Rows from a dataset of charts and code
==============================
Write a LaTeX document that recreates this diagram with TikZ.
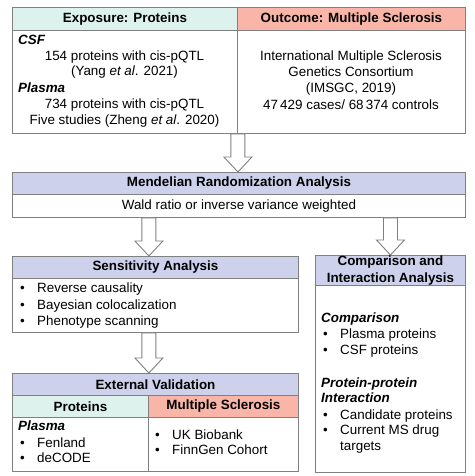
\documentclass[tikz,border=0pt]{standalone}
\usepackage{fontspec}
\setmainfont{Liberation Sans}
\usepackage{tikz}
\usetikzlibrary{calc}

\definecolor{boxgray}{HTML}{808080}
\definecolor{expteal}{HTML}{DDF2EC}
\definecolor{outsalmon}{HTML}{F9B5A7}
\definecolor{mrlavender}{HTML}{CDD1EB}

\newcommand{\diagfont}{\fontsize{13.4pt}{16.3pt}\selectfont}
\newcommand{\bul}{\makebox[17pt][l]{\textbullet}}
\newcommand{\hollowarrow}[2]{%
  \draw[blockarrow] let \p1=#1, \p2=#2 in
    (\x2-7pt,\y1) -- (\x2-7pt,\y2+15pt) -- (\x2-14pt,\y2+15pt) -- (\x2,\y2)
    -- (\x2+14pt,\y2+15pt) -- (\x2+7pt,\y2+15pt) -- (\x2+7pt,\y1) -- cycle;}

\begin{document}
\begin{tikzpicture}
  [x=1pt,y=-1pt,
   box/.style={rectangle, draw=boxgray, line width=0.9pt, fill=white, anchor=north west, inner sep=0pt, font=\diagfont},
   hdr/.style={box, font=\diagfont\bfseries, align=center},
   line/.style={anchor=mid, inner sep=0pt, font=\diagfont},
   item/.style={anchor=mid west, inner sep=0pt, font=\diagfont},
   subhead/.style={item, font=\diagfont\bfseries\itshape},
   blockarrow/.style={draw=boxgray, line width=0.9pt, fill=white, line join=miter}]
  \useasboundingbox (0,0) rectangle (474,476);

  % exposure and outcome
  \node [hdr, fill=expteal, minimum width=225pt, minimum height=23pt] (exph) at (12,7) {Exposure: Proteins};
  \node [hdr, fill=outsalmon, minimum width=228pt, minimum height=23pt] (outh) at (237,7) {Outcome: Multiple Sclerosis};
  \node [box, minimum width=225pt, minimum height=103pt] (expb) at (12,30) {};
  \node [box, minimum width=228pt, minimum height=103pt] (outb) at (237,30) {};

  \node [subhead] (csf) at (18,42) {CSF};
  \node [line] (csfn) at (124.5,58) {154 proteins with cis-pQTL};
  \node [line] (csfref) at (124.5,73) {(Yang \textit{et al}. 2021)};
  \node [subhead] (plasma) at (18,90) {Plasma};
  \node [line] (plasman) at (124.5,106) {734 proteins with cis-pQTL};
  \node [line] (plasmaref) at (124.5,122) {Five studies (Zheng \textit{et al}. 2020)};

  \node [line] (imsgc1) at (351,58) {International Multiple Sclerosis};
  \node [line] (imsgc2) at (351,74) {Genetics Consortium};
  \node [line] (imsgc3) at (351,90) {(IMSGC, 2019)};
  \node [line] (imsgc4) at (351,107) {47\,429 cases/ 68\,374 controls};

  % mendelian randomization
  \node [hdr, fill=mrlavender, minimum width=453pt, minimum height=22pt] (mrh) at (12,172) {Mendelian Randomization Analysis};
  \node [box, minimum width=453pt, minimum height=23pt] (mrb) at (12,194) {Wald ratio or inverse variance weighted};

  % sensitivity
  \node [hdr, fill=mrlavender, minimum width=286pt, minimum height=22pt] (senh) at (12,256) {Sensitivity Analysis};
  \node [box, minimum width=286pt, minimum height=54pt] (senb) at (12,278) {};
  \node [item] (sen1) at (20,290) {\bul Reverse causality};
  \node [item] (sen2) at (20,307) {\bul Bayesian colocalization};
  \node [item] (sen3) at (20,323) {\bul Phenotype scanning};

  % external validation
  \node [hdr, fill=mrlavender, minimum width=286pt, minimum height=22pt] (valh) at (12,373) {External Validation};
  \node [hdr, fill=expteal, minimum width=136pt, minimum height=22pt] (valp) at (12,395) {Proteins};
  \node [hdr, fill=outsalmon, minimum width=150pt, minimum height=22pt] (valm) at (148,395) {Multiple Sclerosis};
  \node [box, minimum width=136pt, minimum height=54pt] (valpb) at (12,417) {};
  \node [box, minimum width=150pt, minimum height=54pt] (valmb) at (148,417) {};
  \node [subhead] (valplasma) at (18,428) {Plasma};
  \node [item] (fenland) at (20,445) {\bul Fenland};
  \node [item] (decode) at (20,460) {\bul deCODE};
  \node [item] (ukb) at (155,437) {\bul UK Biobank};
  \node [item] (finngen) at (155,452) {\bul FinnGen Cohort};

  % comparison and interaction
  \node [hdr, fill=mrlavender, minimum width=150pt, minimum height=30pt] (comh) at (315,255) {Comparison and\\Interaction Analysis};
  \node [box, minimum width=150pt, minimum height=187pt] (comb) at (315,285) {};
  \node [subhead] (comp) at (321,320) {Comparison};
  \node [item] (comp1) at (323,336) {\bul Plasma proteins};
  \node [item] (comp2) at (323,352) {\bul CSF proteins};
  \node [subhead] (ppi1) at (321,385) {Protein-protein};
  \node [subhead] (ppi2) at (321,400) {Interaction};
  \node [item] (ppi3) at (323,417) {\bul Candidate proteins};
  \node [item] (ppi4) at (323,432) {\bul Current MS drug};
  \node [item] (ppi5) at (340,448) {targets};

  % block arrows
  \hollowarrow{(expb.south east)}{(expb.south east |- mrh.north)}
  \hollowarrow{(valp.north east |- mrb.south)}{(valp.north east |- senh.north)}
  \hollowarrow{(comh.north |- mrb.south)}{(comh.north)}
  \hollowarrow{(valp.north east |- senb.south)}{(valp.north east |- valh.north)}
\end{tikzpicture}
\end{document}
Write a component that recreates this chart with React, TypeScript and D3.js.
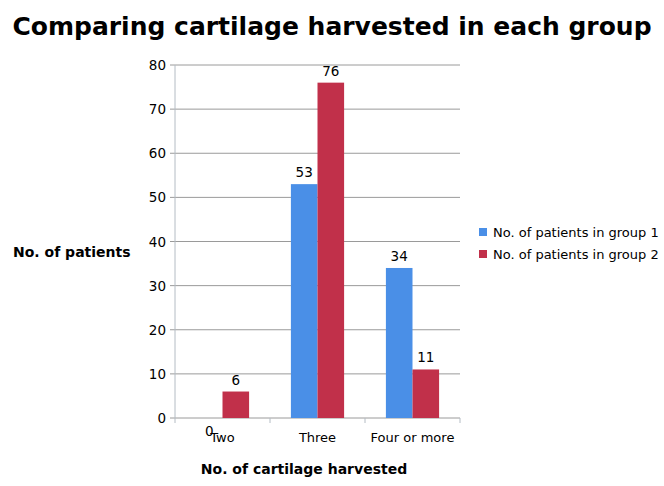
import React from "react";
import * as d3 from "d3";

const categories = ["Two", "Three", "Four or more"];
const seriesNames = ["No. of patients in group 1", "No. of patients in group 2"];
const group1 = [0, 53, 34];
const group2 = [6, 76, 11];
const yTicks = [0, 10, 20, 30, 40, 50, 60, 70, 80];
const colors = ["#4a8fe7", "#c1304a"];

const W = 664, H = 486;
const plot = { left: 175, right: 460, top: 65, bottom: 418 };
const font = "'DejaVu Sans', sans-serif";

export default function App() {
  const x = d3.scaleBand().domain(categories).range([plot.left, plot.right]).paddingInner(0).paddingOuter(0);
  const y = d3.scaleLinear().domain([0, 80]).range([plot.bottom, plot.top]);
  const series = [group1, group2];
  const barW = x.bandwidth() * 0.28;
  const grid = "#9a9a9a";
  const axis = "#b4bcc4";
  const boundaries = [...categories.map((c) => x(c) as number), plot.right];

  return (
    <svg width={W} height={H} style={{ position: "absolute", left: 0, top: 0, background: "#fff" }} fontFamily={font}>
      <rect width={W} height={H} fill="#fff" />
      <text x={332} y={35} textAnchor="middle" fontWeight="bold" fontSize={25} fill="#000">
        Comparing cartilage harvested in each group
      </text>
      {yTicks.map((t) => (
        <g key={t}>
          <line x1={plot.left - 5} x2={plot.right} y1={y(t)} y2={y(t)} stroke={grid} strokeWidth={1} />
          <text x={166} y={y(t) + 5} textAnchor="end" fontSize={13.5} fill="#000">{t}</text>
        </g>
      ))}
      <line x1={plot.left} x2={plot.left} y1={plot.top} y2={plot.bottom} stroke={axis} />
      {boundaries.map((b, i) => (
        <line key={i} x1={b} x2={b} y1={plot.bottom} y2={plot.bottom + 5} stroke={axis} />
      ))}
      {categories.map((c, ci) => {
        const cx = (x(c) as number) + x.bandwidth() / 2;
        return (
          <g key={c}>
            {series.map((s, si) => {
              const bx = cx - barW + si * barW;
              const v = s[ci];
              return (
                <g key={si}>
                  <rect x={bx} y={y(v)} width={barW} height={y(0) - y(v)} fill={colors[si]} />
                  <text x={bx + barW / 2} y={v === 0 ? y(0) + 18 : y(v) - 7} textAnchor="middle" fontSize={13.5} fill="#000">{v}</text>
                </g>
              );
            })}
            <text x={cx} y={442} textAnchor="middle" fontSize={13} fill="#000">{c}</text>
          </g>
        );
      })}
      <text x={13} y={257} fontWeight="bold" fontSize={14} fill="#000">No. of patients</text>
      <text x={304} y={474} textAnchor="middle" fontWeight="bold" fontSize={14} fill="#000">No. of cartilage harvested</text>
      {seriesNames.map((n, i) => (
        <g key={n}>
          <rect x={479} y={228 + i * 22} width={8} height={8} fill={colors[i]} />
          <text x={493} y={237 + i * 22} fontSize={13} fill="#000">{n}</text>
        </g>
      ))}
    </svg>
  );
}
==============================
§ JOB: Reproduce the data above word for word from its first line through the line that holds "(0,0) rectangle (474,476);", both ends included; skip pictures.

§ ANSWER TO THIS PROBLEM:
Write a LaTeX document that recreates this diagram with TikZ.
\documentclass[tikz,border=0pt]{standalone}
\usepackage{fontspec}
\setmainfont{Liberation Sans}
\usepackage{tikz}
\usetikzlibrary{calc}

\definecolor{boxgray}{HTML}{808080}
\definecolor{expteal}{HTML}{DDF2EC}
\definecolor{outsalmon}{HTML}{F9B5A7}
\definecolor{mrlavender}{HTML}{CDD1EB}

\newcommand{\diagfont}{\fontsize{13.4pt}{16.3pt}\selectfont}
\newcommand{\bul}{\makebox[17pt][l]{\textbullet}}
\newcommand{\hollowarrow}[2]{%
  \draw[blockarrow] let \p1=#1, \p2=#2 in
    (\x2-7pt,\y1) -- (\x2-7pt,\y2+15pt) -- (\x2-14pt,\y2+15pt) -- (\x2,\y2)
    -- (\x2+14pt,\y2+15pt) -- (\x2+7pt,\y2+15pt) -- (\x2+7pt,\y1) -- cycle;}

\begin{document}
\begin{tikzpicture}
  [x=1pt,y=-1pt,
   box/.style={rectangle, draw=boxgray, line width=0.9pt, fill=white, anchor=north west, inner sep=0pt, font=\diagfont},
   hdr/.style={box, font=\diagfont\bfseries, align=center},
   line/.style={anchor=mid, inner sep=0pt, font=\diagfont},
   item/.style={anchor=mid west, inner sep=0pt, font=\diagfont},
   subhead/.style={item, font=\diagfont\bfseries\itshape},
   blockarrow/.style={draw=boxgray, line width=0.9pt, fill=white, line join=miter}]
  \useasboundingbox (0,0) rectangle (474,476);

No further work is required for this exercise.